**GOAL**
Omit all images. Transcribe the rest of the material below exactly.

start DATASET EXCERPT

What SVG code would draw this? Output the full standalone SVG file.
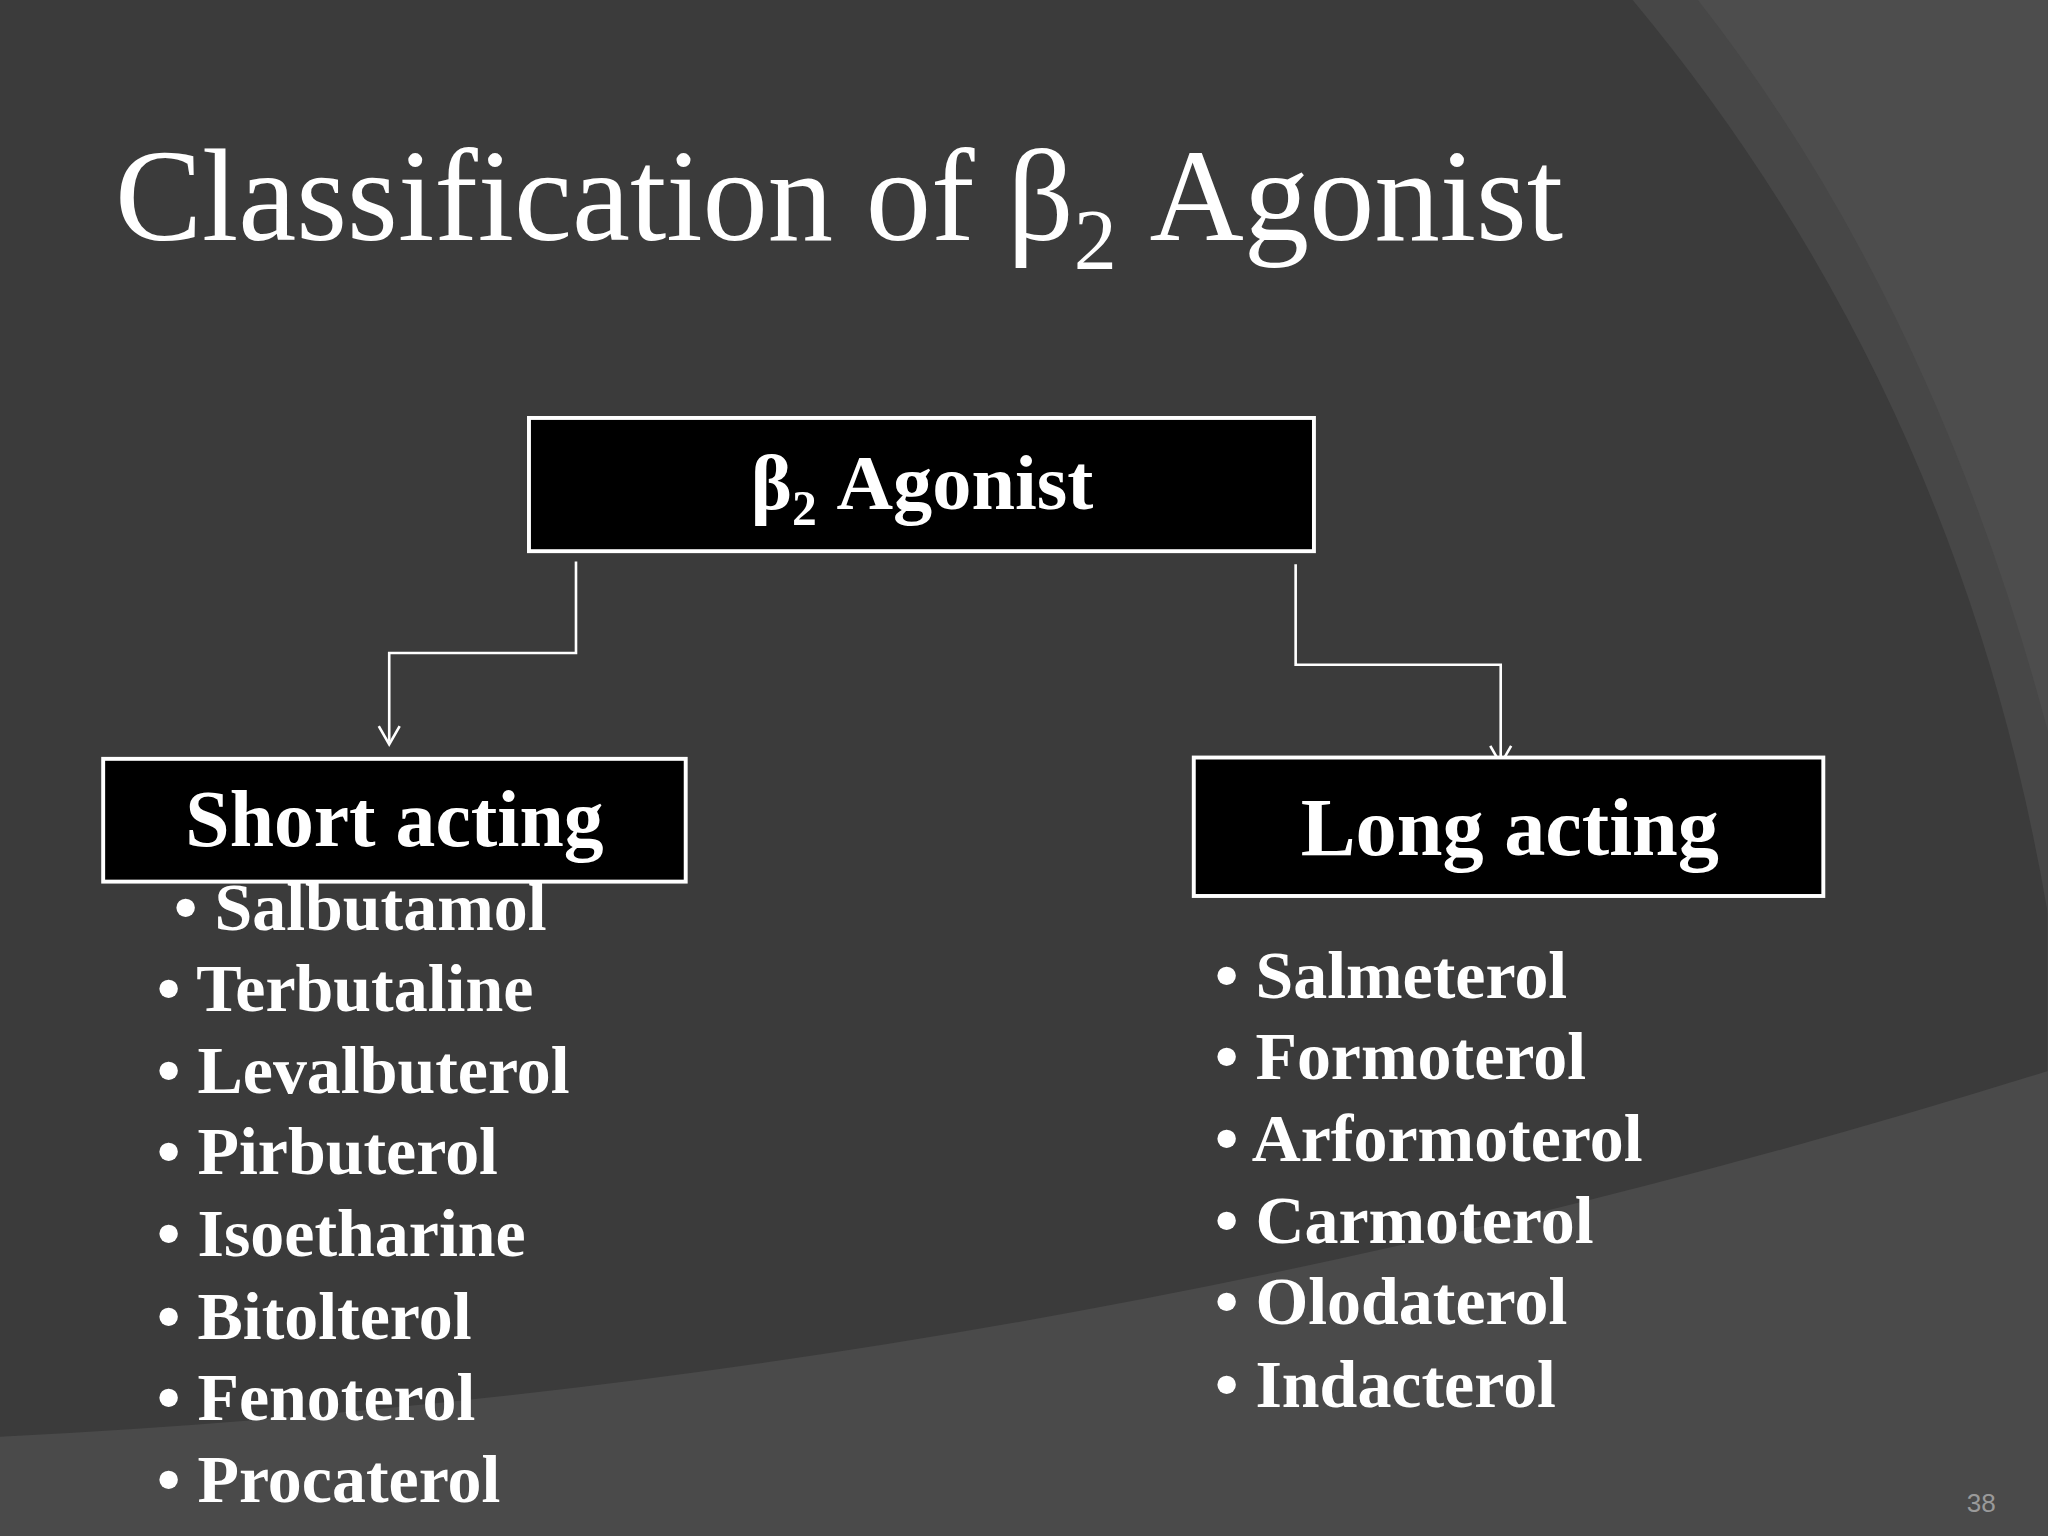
<svg xmlns="http://www.w3.org/2000/svg" width="2048" height="1536" viewBox="0 0 2048 1536">
<defs>
<style>
.box{fill:#000;stroke:#fff;stroke-width:3}
.hd{font-family:"Liberation Serif",serif;font-weight:bold;fill:#fff}
.it{font-family:"Liberation Serif",serif;font-weight:bold;fill:#fff;font-size:52px}
.con{fill:none;stroke:#fff;stroke-width:2}
</style>
</defs>
<g transform="scale(1.3061)">
<rect width="1568" height="1176" fill="#3b3b3b"/>
<path d="M1250 0 Q1500 300 1568 700 L1568 0 Z" fill="#474747"/>
<path d="M1300 0 Q1480 230 1568 560 L1568 0 Z" fill="#4d4d4d"/>
<path d="M0 1100 Q800 1060 1568 820 L1568 1176 L0 1176 Z" fill="#4a4a4a"/>
<text x="88" y="184" font-family="Liberation Serif,serif" font-size="100" fill="#fff">Classification of β<tspan font-size="66" dy="22">2</tspan><tspan dy="-22"> Agonist</tspan></text>
<g id="connectors">
<path class="con" d="M441 430 V500 H298 V568"/>
<path d="M290 556 L298 570 L306 556" class="con"/>
<path class="con" d="M992 432 V509 H1149 V583"/>
<path d="M1141 571 L1149 585 L1157 571" class="con"/>
</g>
<g id="root">
<rect class="box" x="405" y="320" width="601" height="102"/>
<text class="hd" x="706" y="390" font-size="60" text-anchor="middle">β<tspan font-size="38" dy="12">2</tspan><tspan dy="-12"> Agonist</tspan></text>
</g>
<g id="short">
<rect class="box" x="79" y="581" width="446" height="94"/>
<text class="hd" x="302" y="648" font-size="61" text-anchor="middle">Short acting</text>
<text class="it" x="133" y="712">• Salbutamol</text>
<text class="it" x="120" y="774">• Terbutaline</text>
<text class="it" x="120" y="837">• Levalbuterol</text>
<text class="it" x="120" y="899">• Pirbuterol</text>
<text class="it" x="120" y="962">• Isoetharine</text>
<text class="it" x="120" y="1025">• Bitolterol</text>
<text class="it" x="120" y="1087">• Fenoterol</text>
<text class="it" x="120" y="1150">• Procaterol</text>
</g>
<g id="long">
<rect class="box" x="914" y="580" width="482" height="106"/>
<text class="hd" x="1156" y="655" font-size="63" text-anchor="middle">Long acting</text>
<text class="it" x="930" y="764">• Salmeterol</text>
<text class="it" x="930" y="826">• Formoterol</text>
<text class="it" x="930" y="889">• Arformoterol</text>
<text class="it" x="930" y="952">• Carmoterol</text>
<text class="it" x="930" y="1014">• Olodaterol</text>
<text class="it" x="930" y="1077">• Indacterol</text>
</g>
<text x="1528" y="1158" font-family="Liberation Sans,sans-serif" font-size="20" fill="#9a9a9a" text-anchor="end">38</text>
</g>
</svg>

end DATASET EXCERPT

**FULL SOLUTION**
What SVG code would draw this? Output the full standalone SVG file.
<svg xmlns="http://www.w3.org/2000/svg" width="2048" height="1536" viewBox="0 0 2048 1536">
<defs>
<style>
.box{fill:#000;stroke:#fff;stroke-width:3}
.hd{font-family:"Liberation Serif",serif;font-weight:bold;fill:#fff}
.it{font-family:"Liberation Serif",serif;font-weight:bold;fill:#fff;font-size:52px}
.con{fill:none;stroke:#fff;stroke-width:2}
</style>
</defs>
<g transform="scale(1.3061)">
<rect width="1568" height="1176" fill="#3b3b3b"/>
<path d="M1250 0 Q1500 300 1568 700 L1568 0 Z" fill="#474747"/>
<path d="M1300 0 Q1480 230 1568 560 L1568 0 Z" fill="#4d4d4d"/>
<path d="M0 1100 Q800 1060 1568 820 L1568 1176 L0 1176 Z" fill="#4a4a4a"/>
<text x="88" y="184" font-family="Liberation Serif,serif" font-size="100" fill="#fff">Classification of β<tspan font-size="66" dy="22">2</tspan><tspan dy="-22"> Agonist</tspan></text>
<g id="connectors">
<path class="con" d="M441 430 V500 H298 V568"/>
<path d="M290 556 L298 570 L306 556" class="con"/>
<path class="con" d="M992 432 V509 H1149 V583"/>
<path d="M1141 571 L1149 585 L1157 571" class="con"/>
</g>
<g id="root">
<rect class="box" x="405" y="320" width="601" height="102"/>
<text class="hd" x="706" y="390" font-size="60" text-anchor="middle">β<tspan font-size="38" dy="12">2</tspan><tspan dy="-12"> Agonist</tspan></text>
</g>
<g id="short">
<rect class="box" x="79" y="581" width="446" height="94"/>
<text class="hd" x="302" y="648" font-size="61" text-anchor="middle">Short acting</text>
<text class="it" x="133" y="712">• Salbutamol</text>
<text class="it" x="120" y="774">• Terbutaline</text>
<text class="it" x="120" y="837">• Levalbuterol</text>
<text class="it" x="120" y="899">• Pirbuterol</text>
<text class="it" x="120" y="962">• Isoetharine</text>
<text class="it" x="120" y="1025">• Bitolterol</text>
<text class="it" x="120" y="1087">• Fenoterol</text>
<text class="it" x="120" y="1150">• Procaterol</text>
</g>
<g id="long">
<rect class="box" x="914" y="580" width="482" height="106"/>
<text class="hd" x="1156" y="655" font-size="63" text-anchor="middle">Long acting</text>
<text class="it" x="930" y="764">• Salmeterol</text>
<text class="it" x="930" y="826">• Formoterol</text>
<text class="it" x="930" y="889">• Arformoterol</text>
<text class="it" x="930" y="952">• Carmoterol</text>
<text class="it" x="930" y="1014">• Olodaterol</text>
<text class="it" x="930" y="1077">• Indacterol</text>
</g>
<text x="1528" y="1158" font-family="Liberation Sans,sans-serif" font-size="20" fill="#9a9a9a" text-anchor="end">38</text>
</g>
</svg>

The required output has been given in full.